Pastoral lease in Western Australia

Boologooroo Station, commonly referred to as Boologooroo, is a pastoral lease that operates as a sheep station in Western Australia.

==Description==
It is situated about 71 km north east of Carnarvon and 137 km south of Coral Bay in the Gascoyne region. The station is bordered to the south by Boolathana Station, to the north by Minilya Station and to the east by Cooralya Station. Lake MacLeod forms the western boundary of the station.

The property occupies an area of 741 km2, of which 653 km2 is described as being in good or fair condition. It has a carrying capacity of 10,500 sheep. The country is mostly alluvial plains with duplex soils and many sandy rises. The vegetation is mixed shrubland of currant bush, many acacias and some Gascoyne bluebush. The western portion of the station is made up of flat, saline alluvial plains that support salt bush, blue bush and taller acacia species.

==History==
Boologoroo was established in 1894 by Robert Campbell. Campbell had previously taken up Beringarra Station in 1881 before acquiring Boologooroo. By 1906 the property was owned by Harry Campbell. Robert Campbell died of heart failure in 1909 and Harry took full ownership of Boologooroo.

A thunderstorm struck the station in 1911, and the windmill near the homestead was destroyed by the winds. 1.5 in of rain fell in just over an hour and the temperature dropped from 112 F to 70 F in forty minutes.

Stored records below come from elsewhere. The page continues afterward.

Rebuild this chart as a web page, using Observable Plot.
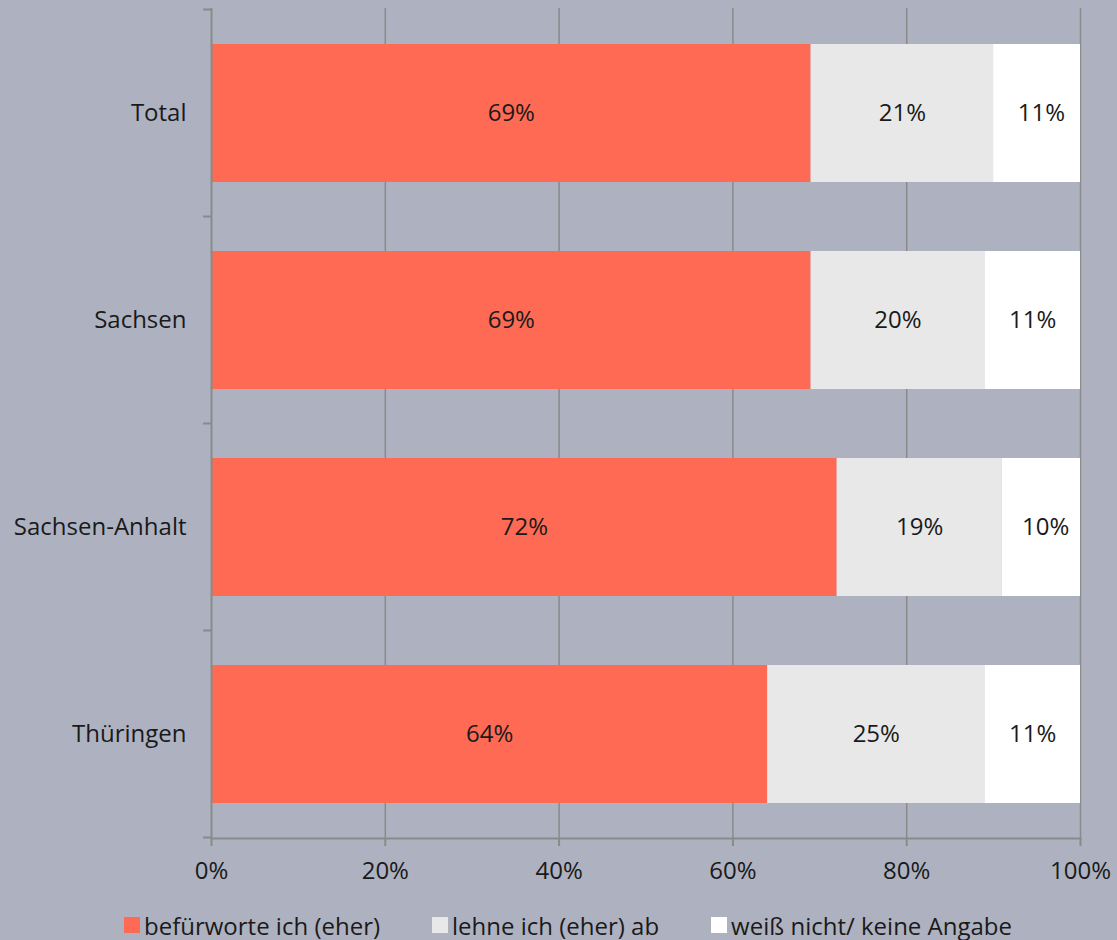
<!DOCTYPE html>
<html><head><meta charset="utf-8">
<script src="https://cdn.jsdelivr.net/npm/d3@7"></script>
<script src="https://cdn.jsdelivr.net/npm/@observablehq/plot@0.6"></script>
<style>
html,body{margin:0;padding:0;background:#aeb2c0;}
#chart{width:1117px;font-family:"Open Sans",sans-serif;}
#chart svg{display:block;}
.legend{display:flex;align-items:center;height:30px;padding-left:124px;font-size:24px;color:#1a1a1a;font-family:"Open Sans",sans-serif;}
.legend .item{display:flex;align-items:center;margin-right:52px;}
.legend .sw{width:16px;height:16px;margin-right:4px;}
</style></head><body><div id="chart"></div>
<script>
const regions = ["Total", "Sachsen", "Sachsen-Anhalt", "Thüringen"];
const answers = ["befürworte ich (eher)", "lehne ich (eher) ab", "weiß nicht/ keine Angabe"];
const approve = [69, 69, 72, 64];
const reject = [21, 20, 19, 25];
const unknown = [11, 11, 10, 11];
const xTicks = [0, 20, 40, 60, 80, 100];
const colors = ["#ff6a55", "#e8e8e8", "#ffffff"];

const series = [approve, reject, unknown];
const rows = regions.flatMap((r, i) => series.map((s, j) => ({region: r, answer: answers[j], value: s[i]})));

function boundaryTicks(index, scales, values, dims) {
  const y = scales.y;
  const step = y.step(), bw = y.bandwidth();
  const ys = regions.map(r => y(r) + bw / 2 - step / 2);
  ys.push(y(regions[regions.length - 1]) + bw / 2 + step / 2);
  const g = d3.create("svg:g");
  g.selectAll("line").data(ys).join("line")
    .attr("x1", dims.marginLeft - 8).attr("x2", dims.marginLeft)
    .attr("y1", d => d).attr("y2", d => d)
    .attr("stroke", "#8a8a8a").attr("stroke-width", 2);
  return g.node();
}

const plot = Plot.plot({
  width: 1117,
  height: 910,
  marginLeft: 211,
  marginRight: 37,
  marginTop: 8,
  marginBottom: 72,
  style: {background: "transparent", fontFamily: "'Open Sans', sans-serif", fontSize: "24px", color: "#1a1a1a"},
  x: {domain: [0, 100], ticks: xTicks, tickFormat: d => d + "%", label: null},
  y: {domain: regions, paddingInner: 0.335, paddingOuter: 0.1675, label: null},
  color: {domain: answers, range: colors},
  marks: [
    Plot.gridX(xTicks.slice(1), {stroke: "#8a8a8a", strokeOpacity: 1, strokeWidth: 1.5}),
    Plot.barX(rows, Plot.stackX({x: "value", y: "region", fill: "answer", clip: true, order: answers})),
    Plot.text(rows, Plot.stackX({x: "value", y: "region", z: "answer", order: answers, text: d => d.value + "%", fontSize: 24, fill: "#1a1a1a", letterSpacing: 1})),
    Plot.ruleX([0], {stroke: "#8a8a8a", strokeWidth: 2}),
    Plot.frame({anchor: "bottom", stroke: "#8a8a8a", strokeWidth: 2}),
    Plot.axisX({ticks: xTicks, tickSize: 8, tickPadding: 15, stroke: "#8a8a8a", strokeWidth: 2, fontSize: 24, fill: "#1a1a1a", letterSpacing: 1, tickFormat: d => d + "%", label: null}),
    Plot.axisY({tickSize: 0, tickPadding: 25, fontSize: 24, fill: "#1a1a1a", label: null}),
    boundaryTicks
  ]
});

const chart = document.getElementById("chart");
chart.appendChild(plot);
const legend = document.createElement("div");
legend.className = "legend";
answers.forEach((a, i) => {
  const item = document.createElement("div");
  item.className = "item";
  const sw = document.createElement("span");
  sw.className = "sw";
  sw.style.background = colors[i];
  const t = document.createElement("span");
  t.textContent = a;
  item.appendChild(sw); item.appendChild(t);
  legend.appendChild(item);
});
chart.appendChild(legend);
</script></body></html>
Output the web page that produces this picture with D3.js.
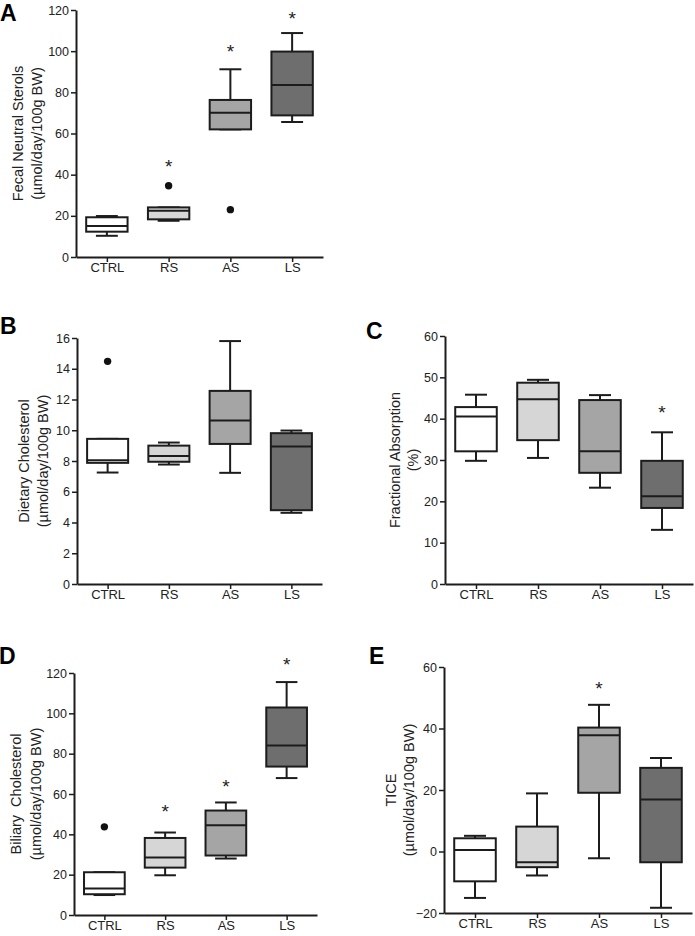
<!DOCTYPE html>
<html><head><meta charset="utf-8">
<script src="https://cdn.jsdelivr.net/npm/d3@7"></script>
<style>
body{margin:0;background:#fff}
text{font-family:Arial,"Liberation Sans",Helvetica,sans-serif;fill:#222}
</style>
</head><body><svg id="c" width="695" height="936"></svg>
<script>
const categories = ["CTRL", "RS", "AS", "LS"];

// Panel A – Fecal neutral sterols
const fecalMin = [10.3, 17.6, 62.0, 65.6];
const fecalQ1  = [12.3, 18.3, 62.0, 68.8];
const fecalMed = [15.1, 22.5, 70.1, 83.6];
const fecalQ3  = [19.3, 24.1, 76.3, 99.8];
const fecalMax = [19.9, 24.1, 91.2, 108.8];
const fecalOutliers = [[], [34.6], [23.0], []];
const fecalSig = [null, 45.8, 101.4, 117.6];
const fecalTicks = [0, 20, 40, 60, 80, 100, 120];

// Panel B – Dietary cholesterol
const dietMin = [7.25, 7.77, 7.23, 4.63];
const dietQ1  = [7.88, 7.95, 9.11, 4.80];
const dietMed = [8.05, 8.33, 10.63, 8.94];
const dietQ3  = [9.44, 9.00, 12.56, 9.81];
const dietMax = [9.44, 9.20, 15.80, 9.98];
const dietOutliers = [[14.48], [], [], []];
const dietSig = [null, null, null, null];
const dietTicks = [0, 2, 4, 6, 8, 10, 12, 14, 16];

// Panel C – Fractional absorption
const fracMin = [29.8, 30.5, 23.3, 13.1];
const fracQ1  = [32.1, 34.8, 26.9, 18.4];
const fracMed = [40.5, 44.7, 32.1, 21.2];
const fracQ3  = [42.8, 48.7, 44.5, 29.8];
const fracMax = [45.8, 49.4, 45.7, 36.7];
const fracOutliers = [[], [], [], []];
const fracSig = [null, null, null, 42.3];
const fracTicks = [0, 10, 20, 30, 40, 50, 60];

// Panel D – Biliary cholesterol
const biliMin = [9.9, 19.7, 28.0, 67.9];
const biliQ1  = [10.3, 23.5, 29.5, 73.6];
const biliMed = [13.2, 28.5, 44.5, 84.1];
const biliQ3  = [21.2, 38.2, 51.8, 102.9];
const biliMax = [21.2, 40.9, 55.8, 115.5];
const biliOutliers = [[43.7], [], [], []];
const biliSig = [null, 53.3, 65.7, 125.8];
const biliTicks = [0, 20, 40, 60, 80, 100, 120];

// Panel E – TICE
const ticeMin = [-15.1, -7.8, -2.2, -18.3];
const ticeQ1  = [-9.7, -5.1, 19.1, -3.5];
const ticeMed = [0.5, -3.5, 37.8, 16.9];
const ticeQ3  = [4.3, 8.1, 40.3, 27.2];
const ticeMax = [5.1, 18.9, 47.7, 30.4];
const ticeOutliers = [[], [], [], []];
const ticeSig = [null, null, 54.0, null];
const ticeTicks = [-20, 0, 20, 40, 60];

const fills = ["#ffffff", "#d6d6d6", "#a5a5a5", "#6e6e6e"];
const strokeCol = "#1c1c1c";

const panels = [
  {letter:"A", lx:0, ly:21, min:fecalMin, q1:fecalQ1, med:fecalMed, q3:fecalQ3, max:fecalMax, out:fecalOutliers, sig:fecalSig,
   ticks:fecalTicks, domain:[0,120], x0:76, x1:323, y0:257, y1:10,
   title:["Fecal Neutral Sterols","(\u00b5mol/day/100g BW)"], tx:[22.5,42]},
  {letter:"B", lx:0, ly:334, min:dietMin, q1:dietQ1, med:dietMed, q3:dietQ3, max:dietMax, out:dietOutliers, sig:dietSig,
   ticks:dietTicks, domain:[0,16], x0:77, x1:322, y0:584, y1:338,
   title:["Dietary Cholesterol","(\u00b5mol/day/100g BW)"], tx:[29,48]},
  {letter:"C", lx:366, ly:339, min:fracMin, q1:fracQ1, med:fracMed, q3:fracQ3, max:fracMax, out:fracOutliers, sig:fracSig,
   ticks:fracTicks, domain:[0,60], x0:445, x1:693, y0:584, y1:336,
   title:["Fractional Absorption","(%)"], tx:[400,418]},
  {letter:"D", lx:-1, ly:664, min:biliMin, q1:biliQ1, med:biliMed, q3:biliQ3, max:biliMax, out:biliOutliers, sig:biliSig,
   ticks:biliTicks, domain:[0,120], x0:74, x1:317, y0:915, y1:673,
   title:["Biliary  Cholesterol","(\u00b5mol/day/100g BW)"], tx:[20.5,40.5]},
  {letter:"E", lx:369, ly:664, min:ticeMin, q1:ticeQ1, med:ticeMed, q3:ticeQ3, max:ticeMax, out:ticeOutliers, sig:ticeSig,
   ticks:ticeTicks, domain:[-20,60], x0:444, x1:692, y0:913, y1:667,
   title:["TICE","(\u00b5mol/day/100g BW)"], tx:[395.5,414]}
];

const svg = d3.select("#c");

panels.forEach(p => {
  const g = svg.append("g");
  const x = d3.scalePoint().domain(categories).range([p.x0, p.x1]).padding(0.5);
  const y = d3.scaleLinear().domain(p.domain).range([p.y0, p.y1]);
  const step = x.step();
  const bw = step * 0.67;
  const cw = bw * 0.53;

  // panel letter
  g.append("text").attr("x", p.lx).attr("y", p.ly)
    .attr("font-size", 23).attr("font-weight", "bold").style("fill","#000")
    .text(p.letter);

  // axis titles
  const cy = (p.y0 + p.y1) / 2;
  p.title.forEach((t, i) => {
    g.append("text")
      .attr("transform", `translate(${p.tx[i]},${cy}) rotate(-90)`)
      .attr("text-anchor", "middle")
      .attr("font-size", 14.5)
      .style("white-space", "pre")
      .text(t);
  });

  // boxes
  categories.forEach((c, i) => {
    const cx = x(c);
    const bg = g.append("g");
    const line = (x1, y1, x2, y2) => bg.append("line")
      .attr("x1", x1).attr("y1", y1).attr("x2", x2).attr("y2", y2)
      .attr("stroke", strokeCol).attr("stroke-width", 2);
    line(cx, y(p.q3[i]), cx, y(p.max[i]));
    line(cx - cw/2, y(p.max[i]), cx + cw/2, y(p.max[i]));
    line(cx, y(p.q1[i]), cx, y(p.min[i]));
    line(cx - cw/2, y(p.min[i]), cx + cw/2, y(p.min[i]));
    bg.append("rect")
      .attr("x", cx - bw/2).attr("y", y(p.q3[i]))
      .attr("width", bw).attr("height", y(p.q1[i]) - y(p.q3[i]))
      .attr("fill", fills[i]).attr("stroke", strokeCol).attr("stroke-width", 2);
    line(cx - bw/2, y(p.med[i]), cx + bw/2, y(p.med[i]));
    p.out[i].forEach(v => {
      bg.append("circle").attr("cx", cx).attr("cy", y(v)).attr("r", 3.7).attr("fill", "#111");
    });
    if (p.sig[i] !== null) {
      bg.append("text").attr("x", cx).attr("y", y(p.sig[i]) + 10)
        .attr("text-anchor", "middle").attr("font-size", 19).text("*");
    }
  });

  // axes
  const xa = g.append("g").attr("transform", `translate(0,${p.y0})`)
    .call(d3.axisBottom(x).tickSize(5).tickSizeOuter(0).tickPadding(1));
  const ya = g.append("g").attr("transform", `translate(${p.x0},0)`)
    .call(d3.axisLeft(y).tickValues(p.ticks).tickSize(5).tickSizeOuter(0).tickPadding(2).tickFormat(d3.format("d")));
  [xa, ya].forEach(a => {
    a.select(".domain").attr("stroke", strokeCol).attr("stroke-width", 2);
    a.selectAll(".tick line").attr("stroke", strokeCol).attr("stroke-width", 1.5);
    a.selectAll(".tick text").attr("fill", "#222").style("font-family", "Arial, 'Liberation Sans', sans-serif");
  });
  xa.selectAll(".tick text").attr("font-size", 13);
  ya.selectAll(".tick text").attr("font-size", 12.5);
});
</script>
</body></html>
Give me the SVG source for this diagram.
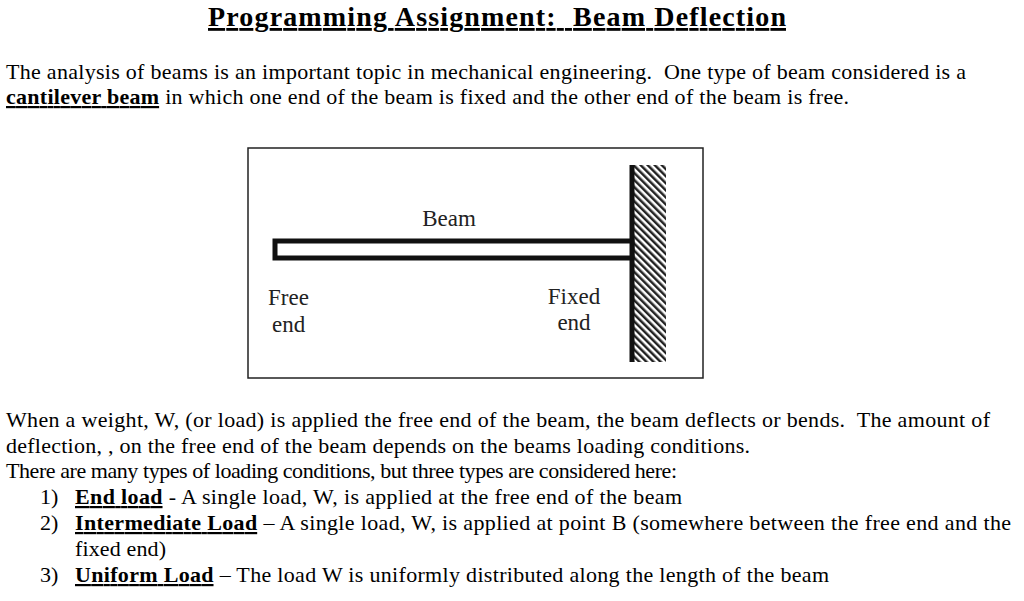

In 1923 the area was struck by a cyclone, with Boologooroo receiving 12 in over a few days.

The area of the property in 1924 was 183000 acre and it had a flock of 23,000 sheep in 1925.

The body of Jack Smith was found in the woolshed in an advanced state of decomposition in 1932. Smith had enquired about work of the station but then committed suicide in the shed.

In 2018 Boologooroo was sold to Gordon Cattle Company.